左鸢说:“是!我是疯了!十年前那个夜晚,我第一次见到你,我就已经疯了!我问你,你呢?你心里是有我的,对吗?她现在回来了,你爱的人却是我,对吗?”
奚何初出现在教堂门口,纪天舟给了他喜帖。他没告诉左鸢,他觉得纪天舟应该不会给左鸢,所以他一个人来参加婚礼。
奚何初看见杨凌晖等人全站在大门口不进去,感觉很奇怪。他往里走两步,马上看见了左鸢,还听见了她说的这些话。原来她十年前已经认识纪天舟了?
奚何初恍然大悟,为什么自己初见纪天舟就隐隐觉得他很面熟。他终于想起来了,他见过他。
很久以前,在左鸢的记事本的末页,有她的手绘图。图中人的脸,正是纪天舟。那时候他还以为她在做素描练习,画什么明星呢。
难道这么多年,她就在绝望中等待?和他没有联系,却在等待他?她竟然如此爱他!
得而复失的情绪,瞬间让奚何初好难过。他向左鸢求婚,她答应了。他很高兴,因为他有信心让她爱上他。但是现在,他丧失了这种信心。左鸢不可能忘记纪天舟,就像他,不可能忘记左鸢。
纪天舟对左鸢说:“我今天和夏霁举行婚礼,这是不可能改变的事实。我们说好了分手的,做人不能出尔反尔。”
左鸢望着纪天舟,千言万语在心中翻腾,她说:“如果你和她在一起,这辈子,我们三个人都不会幸福。”
夏霁被这句话戳中,一巴掌打在左鸢脸上。“左鸢,我的容忍是有限度的。”
左鸢对于夏霁的巴掌没有任何反应,仿佛这一巴掌是打在别人脸上似的。她双眼含泪,却坚定不移地望着纪天舟说:“你为什么不敢承认,你已经不爱她了!你想清楚,这是你最后的机会!”
“傅叔叔,傅叔叔!”夏霁叫傅卓斐,“你就任由她在这里撒野吗?”傅卓斐不喜欢左鸢在这里撒野,但是他更不喜欢夏霁说话的语气。他说:“天舟,你倒是拿个主意啊!你到底要谁?”
夏霁见傅卓斐无动于衷,甚至还有点想帮左鸢的意思,心里的怒火燃烧得更旺了。这个时候,这个场合,没有人能帮她。她只能靠自己。她从来都只能靠自己。

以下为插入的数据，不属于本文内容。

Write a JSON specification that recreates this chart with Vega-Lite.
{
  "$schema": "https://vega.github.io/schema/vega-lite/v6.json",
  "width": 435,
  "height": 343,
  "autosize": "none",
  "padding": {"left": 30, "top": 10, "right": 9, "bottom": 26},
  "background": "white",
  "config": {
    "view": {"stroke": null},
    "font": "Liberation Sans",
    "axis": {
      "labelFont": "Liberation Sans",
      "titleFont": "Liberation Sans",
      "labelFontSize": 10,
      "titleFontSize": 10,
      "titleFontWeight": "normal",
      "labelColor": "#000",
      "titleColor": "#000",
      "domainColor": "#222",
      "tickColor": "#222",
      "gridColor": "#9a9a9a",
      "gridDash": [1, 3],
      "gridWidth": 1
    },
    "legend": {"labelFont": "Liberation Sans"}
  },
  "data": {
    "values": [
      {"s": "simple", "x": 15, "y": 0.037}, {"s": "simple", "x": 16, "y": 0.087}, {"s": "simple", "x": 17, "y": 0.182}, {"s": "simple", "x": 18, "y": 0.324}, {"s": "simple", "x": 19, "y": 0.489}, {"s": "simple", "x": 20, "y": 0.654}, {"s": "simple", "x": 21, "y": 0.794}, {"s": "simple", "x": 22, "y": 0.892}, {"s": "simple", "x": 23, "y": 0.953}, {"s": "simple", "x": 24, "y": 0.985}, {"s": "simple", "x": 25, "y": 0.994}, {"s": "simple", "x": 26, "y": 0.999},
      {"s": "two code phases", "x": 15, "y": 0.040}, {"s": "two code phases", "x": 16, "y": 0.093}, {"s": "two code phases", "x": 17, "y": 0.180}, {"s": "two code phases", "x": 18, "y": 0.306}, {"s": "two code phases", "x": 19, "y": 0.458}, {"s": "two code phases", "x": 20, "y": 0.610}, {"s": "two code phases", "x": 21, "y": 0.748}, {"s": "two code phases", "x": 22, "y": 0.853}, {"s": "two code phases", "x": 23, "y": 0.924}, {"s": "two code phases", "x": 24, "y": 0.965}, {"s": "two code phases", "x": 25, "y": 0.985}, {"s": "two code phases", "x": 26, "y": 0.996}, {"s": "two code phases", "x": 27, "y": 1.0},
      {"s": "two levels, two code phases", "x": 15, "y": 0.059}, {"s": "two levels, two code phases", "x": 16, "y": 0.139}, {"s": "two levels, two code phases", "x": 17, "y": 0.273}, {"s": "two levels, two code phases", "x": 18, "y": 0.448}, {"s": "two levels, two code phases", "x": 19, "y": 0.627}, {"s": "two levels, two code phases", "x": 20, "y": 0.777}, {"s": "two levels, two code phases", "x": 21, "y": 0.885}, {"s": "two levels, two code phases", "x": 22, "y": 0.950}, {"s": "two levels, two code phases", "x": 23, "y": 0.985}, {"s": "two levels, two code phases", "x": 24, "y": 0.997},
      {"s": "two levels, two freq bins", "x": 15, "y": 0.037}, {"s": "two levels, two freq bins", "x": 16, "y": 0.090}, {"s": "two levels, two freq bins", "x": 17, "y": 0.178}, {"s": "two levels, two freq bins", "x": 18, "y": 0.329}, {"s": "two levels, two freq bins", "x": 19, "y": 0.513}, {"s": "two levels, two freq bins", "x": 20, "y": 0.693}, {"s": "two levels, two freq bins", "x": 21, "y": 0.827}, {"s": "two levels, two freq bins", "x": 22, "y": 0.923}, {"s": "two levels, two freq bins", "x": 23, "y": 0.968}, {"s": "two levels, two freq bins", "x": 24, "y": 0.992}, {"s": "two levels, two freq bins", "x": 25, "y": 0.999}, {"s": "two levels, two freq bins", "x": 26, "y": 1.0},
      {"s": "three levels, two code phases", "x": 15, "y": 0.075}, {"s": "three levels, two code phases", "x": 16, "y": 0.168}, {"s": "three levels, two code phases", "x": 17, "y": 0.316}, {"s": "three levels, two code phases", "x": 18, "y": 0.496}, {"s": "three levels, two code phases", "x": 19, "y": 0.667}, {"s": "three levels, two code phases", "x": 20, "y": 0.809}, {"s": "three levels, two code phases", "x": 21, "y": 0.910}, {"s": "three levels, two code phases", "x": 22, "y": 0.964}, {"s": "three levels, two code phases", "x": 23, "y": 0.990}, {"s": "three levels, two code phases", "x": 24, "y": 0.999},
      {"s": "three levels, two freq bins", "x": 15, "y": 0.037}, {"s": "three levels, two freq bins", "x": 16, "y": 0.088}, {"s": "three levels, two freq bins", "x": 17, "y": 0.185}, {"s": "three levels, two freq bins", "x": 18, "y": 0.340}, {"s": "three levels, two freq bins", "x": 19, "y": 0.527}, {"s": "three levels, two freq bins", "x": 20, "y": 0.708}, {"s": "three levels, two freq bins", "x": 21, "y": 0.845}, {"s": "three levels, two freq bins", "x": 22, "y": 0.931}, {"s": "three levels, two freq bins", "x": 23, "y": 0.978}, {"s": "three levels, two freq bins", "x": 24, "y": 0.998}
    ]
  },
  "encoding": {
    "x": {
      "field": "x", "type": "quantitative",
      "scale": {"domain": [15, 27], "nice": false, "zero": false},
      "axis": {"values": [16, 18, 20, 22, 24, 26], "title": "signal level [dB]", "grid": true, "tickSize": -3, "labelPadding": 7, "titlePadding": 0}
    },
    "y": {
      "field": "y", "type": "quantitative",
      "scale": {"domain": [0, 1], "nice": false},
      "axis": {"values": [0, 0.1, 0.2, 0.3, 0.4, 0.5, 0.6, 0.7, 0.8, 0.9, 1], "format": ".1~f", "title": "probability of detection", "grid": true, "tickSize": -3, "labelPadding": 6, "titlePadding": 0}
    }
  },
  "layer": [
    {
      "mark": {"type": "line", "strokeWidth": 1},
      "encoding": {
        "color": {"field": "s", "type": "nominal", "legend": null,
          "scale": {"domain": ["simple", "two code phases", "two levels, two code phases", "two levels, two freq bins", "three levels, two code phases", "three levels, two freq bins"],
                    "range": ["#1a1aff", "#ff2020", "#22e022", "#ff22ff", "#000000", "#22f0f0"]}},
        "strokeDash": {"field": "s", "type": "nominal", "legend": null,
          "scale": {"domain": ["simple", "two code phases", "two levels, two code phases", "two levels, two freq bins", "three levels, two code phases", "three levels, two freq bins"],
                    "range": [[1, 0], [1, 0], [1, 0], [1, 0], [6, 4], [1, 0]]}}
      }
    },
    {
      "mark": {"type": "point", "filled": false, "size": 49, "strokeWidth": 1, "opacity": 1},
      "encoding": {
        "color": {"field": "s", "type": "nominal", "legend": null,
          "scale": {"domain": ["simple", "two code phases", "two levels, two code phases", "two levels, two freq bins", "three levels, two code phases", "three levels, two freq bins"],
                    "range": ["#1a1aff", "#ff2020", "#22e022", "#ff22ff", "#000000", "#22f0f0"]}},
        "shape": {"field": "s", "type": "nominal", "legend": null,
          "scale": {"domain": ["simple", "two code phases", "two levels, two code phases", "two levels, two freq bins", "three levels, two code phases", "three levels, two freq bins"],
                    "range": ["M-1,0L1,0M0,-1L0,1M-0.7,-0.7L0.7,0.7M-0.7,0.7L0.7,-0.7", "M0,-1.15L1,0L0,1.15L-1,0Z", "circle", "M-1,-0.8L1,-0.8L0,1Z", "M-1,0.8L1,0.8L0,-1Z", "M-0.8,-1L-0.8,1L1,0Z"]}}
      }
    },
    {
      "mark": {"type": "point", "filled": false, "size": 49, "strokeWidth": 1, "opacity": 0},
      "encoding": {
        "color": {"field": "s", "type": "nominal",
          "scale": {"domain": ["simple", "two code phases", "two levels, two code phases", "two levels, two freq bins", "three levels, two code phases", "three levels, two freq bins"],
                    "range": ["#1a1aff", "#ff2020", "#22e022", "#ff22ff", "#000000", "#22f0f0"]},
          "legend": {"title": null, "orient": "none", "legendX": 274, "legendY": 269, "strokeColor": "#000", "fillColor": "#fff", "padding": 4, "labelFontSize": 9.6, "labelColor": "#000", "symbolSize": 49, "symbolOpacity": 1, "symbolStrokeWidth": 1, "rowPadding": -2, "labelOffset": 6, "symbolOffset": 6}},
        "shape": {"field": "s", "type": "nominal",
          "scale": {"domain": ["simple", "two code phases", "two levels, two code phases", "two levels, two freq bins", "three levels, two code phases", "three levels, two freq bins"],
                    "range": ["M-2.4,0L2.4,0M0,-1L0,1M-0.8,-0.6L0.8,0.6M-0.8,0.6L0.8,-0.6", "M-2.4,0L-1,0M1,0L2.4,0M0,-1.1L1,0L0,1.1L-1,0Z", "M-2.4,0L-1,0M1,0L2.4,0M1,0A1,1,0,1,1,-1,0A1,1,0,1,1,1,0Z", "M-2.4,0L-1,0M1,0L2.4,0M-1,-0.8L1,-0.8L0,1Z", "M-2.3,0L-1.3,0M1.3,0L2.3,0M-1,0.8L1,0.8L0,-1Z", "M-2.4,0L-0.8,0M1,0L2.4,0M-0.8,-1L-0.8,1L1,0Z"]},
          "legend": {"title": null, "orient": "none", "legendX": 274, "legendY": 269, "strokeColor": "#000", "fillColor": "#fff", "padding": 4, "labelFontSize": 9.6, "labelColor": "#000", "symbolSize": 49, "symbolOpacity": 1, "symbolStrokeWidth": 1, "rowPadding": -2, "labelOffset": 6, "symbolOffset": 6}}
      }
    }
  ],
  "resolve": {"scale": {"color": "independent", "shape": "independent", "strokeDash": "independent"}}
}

夏霁抓住左鸢的胳膊,使劲拉她往外走。左鸢使劲挣扎,仍是望着纪天舟。“一辈子很长,你考虑清楚!用一辈子来赎罪,你做得到吗!”夏霁狂喊:“小天,你就任由她欺侮我!”
“小夏!”纪天舟突然开口,所有人的目光都集中在他身上, “对不起!”他泪如泉涌,他无法说下去。
夏霁呆了,左鸢也呆了。教堂里安静得好像没有人。
“我对不起你!”纪天舟痛苦地说,“我应该等你的!不管你离开十年二十年还是一辈子,我都应该等你的!但是我没有等!是我变心了!是我错了!你原谅我!”